Wednesday, July 15, 2015

After Wyndham Lewis

Wyndham Lewis painted "Workshop" between 1914 and 1915, while the First World War was raging and he was at home in England, developing what he called "geometric abstraction" and his friend Ezra Pound labelled "Vorticism". He had looked at Cubism, but found it dead; he had looked at Futurism, but found it formless; somewhere between the two, he thought, was a much better path. The original is in the Tate (click here to see it).

I looked at the painting many times down the years, preferring Lewis' later works - the Tyro paintings, and the gorgeous cherry-red portrait of Froanna, his wife, especially - but also admiring what he had done in the development of abstract painting as an alternative perspective on reality.

What bothered me, given what he had said about the Cubists and Futurists, was that his own worked seemed to lack clarity, and not in the vision, but in the execution of the vision.

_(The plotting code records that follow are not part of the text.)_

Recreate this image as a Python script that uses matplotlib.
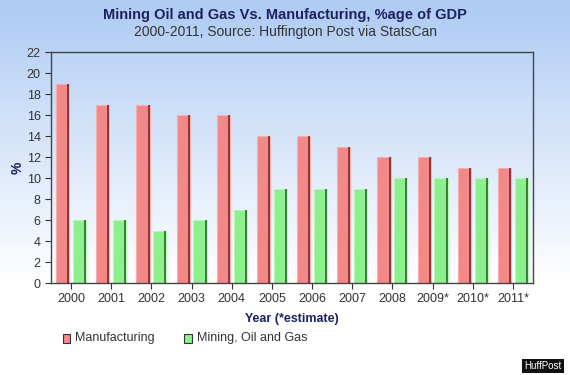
import matplotlib as mpl
mpl.use('Agg')
import matplotlib.pyplot as plt
import numpy as np
from matplotlib.colors import LinearSegmentedColormap
from matplotlib.patches import Rectangle

plt.rcParams['font.family'] = ['Liberation Sans', 'DejaVu Sans']

# data
years = ['2000', '2001', '2002', '2003', '2004', '2005', '2006', '2007',
         '2008', '2009*', '2010*', '2011*']
manufacturing = [19, 17, 17, 16, 16, 14, 14, 13, 12, 12, 11, 11]
mining = [6, 6, 5, 6, 7, 9, 9, 9, 10, 10, 10, 10]
yticks = list(range(0, 23, 2))

navy = '#1c2260'
red, red_dark = '#f28888', '#7a2a2a'
green, green_dark = '#8cf08c', '#2f6a2f'

fig = plt.figure(figsize=(5.7, 3.75), dpi=100)

# background gradient, light blue at top fading to white
bg = fig.add_axes([0, 0, 1, 1], zorder=-10)
cmap = LinearSegmentedColormap.from_list('bg', [(0, '#ffffff'), (0.25, '#ffffff'), (1, '#aecbf4')])
grad = np.linspace(0, 1, 256).reshape(-1, 1)
bg.imshow(grad, aspect='auto', cmap=cmap, origin='lower', extent=[0, 1, 0, 1])
bg.axis('off')

ax = fig.add_axes([0.0895, 0.2453, 0.8456, 0.616])
ax.patch.set_alpha(0)

x = np.arange(len(years))
w = 0.33
off = 0.21
shade = 0.05
ax.bar(x - off, manufacturing, w, color=red, edgecolor='#f7b0b0', linewidth=0.8)
ax.bar(x - off + w / 2 - shade / 2, manufacturing, shade, color=red_dark, linewidth=0, alpha=0.85)
ax.bar(x + off, mining, w, color=green, edgecolor='#b8f7b8', linewidth=0.8)
ax.bar(x + off + w / 2 - shade / 2, mining, shade, color=green_dark, linewidth=0, alpha=0.85)

ax.set_xlim(-0.5, len(years) - 0.5)
ax.set_ylim(0, 22)
ax.set_yticks(yticks)
ax.set_xticks(x)
ax.set_xticklabels(years)
ax.tick_params(axis='both', labelsize=9, colors='#333333', length=4, width=0.8)
for s in ax.spines.values():
    s.set_color('#444444')
    s.set_linewidth(1.0)

ax.set_xlabel('Year (*estimate)', fontsize=9, fontweight='bold', color=navy)
ax.xaxis.set_label_coords(0.5, -0.13)
ax.set_ylabel('%', fontsize=10, fontweight='bold', color=navy)
ax.yaxis.set_label_coords(-0.055, 0.5)

fig.text(0.5, 0.96, 'Mining Oil and Gas Vs. Manufacturing, %age of GDP',
         ha='center', va='center', fontsize=10.5, fontweight='bold', color=navy)
fig.text(0.5, 0.915, '2000-2011, Source: Huffington Post via StatsCan',
         ha='center', va='center', fontsize=10, color='#333333')

# legend
fig.patches.append(Rectangle((63 / 570, 1 - 343 / 375), 7 / 570, 9 / 375,
                             transform=fig.transFigure, facecolor=red, edgecolor='#333333', lw=0.8))
fig.text(75 / 570, 1 - 338 / 375, 'Manufacturing', va='center', fontsize=9, color='#333333')
fig.patches.append(Rectangle((184 / 570, 1 - 343 / 375), 8 / 570, 9 / 375,
                             transform=fig.transFigure, facecolor=green, edgecolor='#333333', lw=0.8))
fig.text(197 / 570, 1 - 338 / 375, 'Mining, Oil and Gas', va='center', fontsize=9, color='#333333')

# HuffPost badge
fig.text(0.953, 1 - 366 / 375, 'HuffPost', ha='center', va='center', fontsize=7, color='white',
         bbox=dict(boxstyle='square,pad=0.25', facecolor='#111111', edgecolor='none'))

fig.savefig('out.png', dpi=100)
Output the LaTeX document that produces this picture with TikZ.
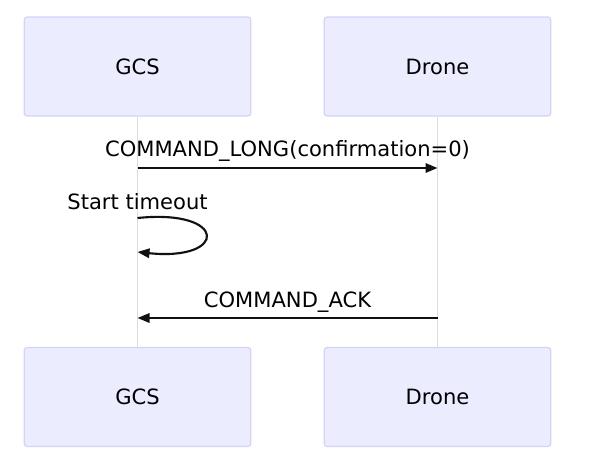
\documentclass[tikz,border=0pt]{standalone}
\usepackage{fontspec}
\setmainfont{DejaVu Sans}
\usetikzlibrary{arrows.meta}
\definecolor{actorfill}{HTML}{ECECFF}
\definecolor{actorline}{HTML}{D3D3FA}
\definecolor{lifeline}{HTML}{DDDDDD}
\definecolor{signal}{HTML}{111111}
\begin{document}
\begin{tikzpicture}[
  x=0.75pt,
  y=-0.75pt,
  every node/.style={font=\fontsize{15.8pt}{18pt}\selectfont, text=black},
  actor/.style={draw=actorline, fill=actorfill, line width=0.9pt,
    rounded corners=2.25pt, minimum width=170pt, minimum height=74.25pt},
  life/.style={lifeline, line width=1.3pt},
  msg/.style={signal, line width=1.6pt, -{Triangle[length=9pt, width=7pt]}},
  msglabel/.style={inner sep=0pt, anchor=base}
]
  % ---- page size, as the reference
  \path (0,0) rectangle (591,464);

  % ---- actors, top and bottom ------------------------------------------
  \node[actor] (gcsTop)    at (137.5,66.5) {GCS};
  \node[actor] (droneTop)  at (437.5,66.5) {Drone};
  \node[actor] (gcsBot)    at (137.5,397)  {GCS};
  \node[actor] (droneBot)  at (437.5,397)  {Drone};

  % ---- lifelines -------------------------------------------------------
  \draw[life] (gcsTop.south) -- (gcsBot.north);
  \draw[life] (droneTop.south) -- (droneBot.north);

  % ---- points on the lifelines -----------------------------------------
  \coordinate (gcsLong)    at (137.5,168);
  \coordinate (droneLong)  at (437.5,168);
  \coordinate (loopStart)  at (137.5,218);
  \coordinate (loopEnd)    at (137.5,252);
  \coordinate (droneAck)   at (437.5,318);
  \coordinate (gcsAck)     at (137.5,318);

  % ---- messages --------------------------------------------------------
  \draw[msg] (gcsLong) -- (droneLong);
  \node[msglabel] (longText) at (287.5,156) {COMMAND\_LONG(confirmation=0)};

  \draw[msg] (loopStart) .. controls ([xshift=68pt,yshift=7pt]loopStart)
    and ([xshift=68pt,yshift=-7pt]loopEnd) .. (loopEnd);
  \node[msglabel] (loopText) at (137.5,209) {Start timeout};

  \draw[msg] (droneAck) -- (gcsAck);
  \node[msglabel] (ackText) at (287.5,307) {COMMAND\_ACK};
\end{tikzpicture}
\end{document}
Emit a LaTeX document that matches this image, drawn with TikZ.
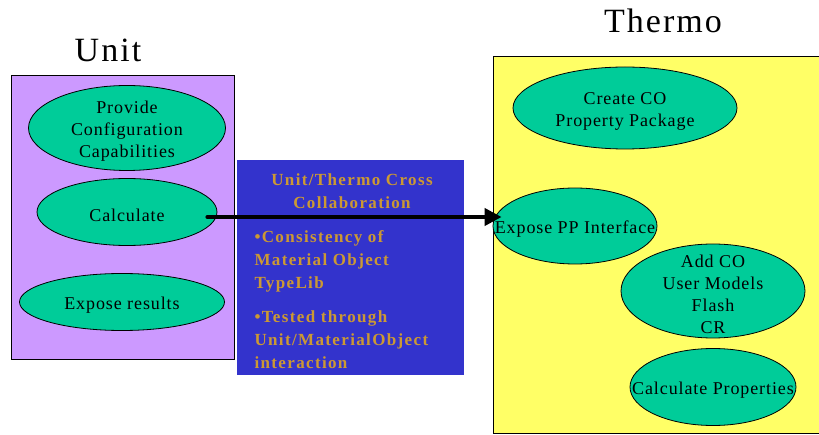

So much of the paint looks as if it's peeling off the canvas (the canvas, not the walls of the workshop, which would be different); so many of the edges are just sloppy, and the narrowness of the range of colour seemed to me another kind of sloppiness. And where was the artist's work, the other canvases, inside this artist's workshop? Whistler's earlier version, "The Artist In His Studio", which must surely have been in Lewis' mind when he painted this, just as Velázquez's "Las Meninas" was in Whistler's, included several.

This, then, was my response, a work of absolutely no importance whatsoever in the history of Art, but of great significance to me, as it was the first time I had seriously undertaken not just to copy another artist's work in order to learn from it, but to copy it within the framework of my critique, and test the hypothesis. A number of the pictures in this art gallery grew out of this first experiment.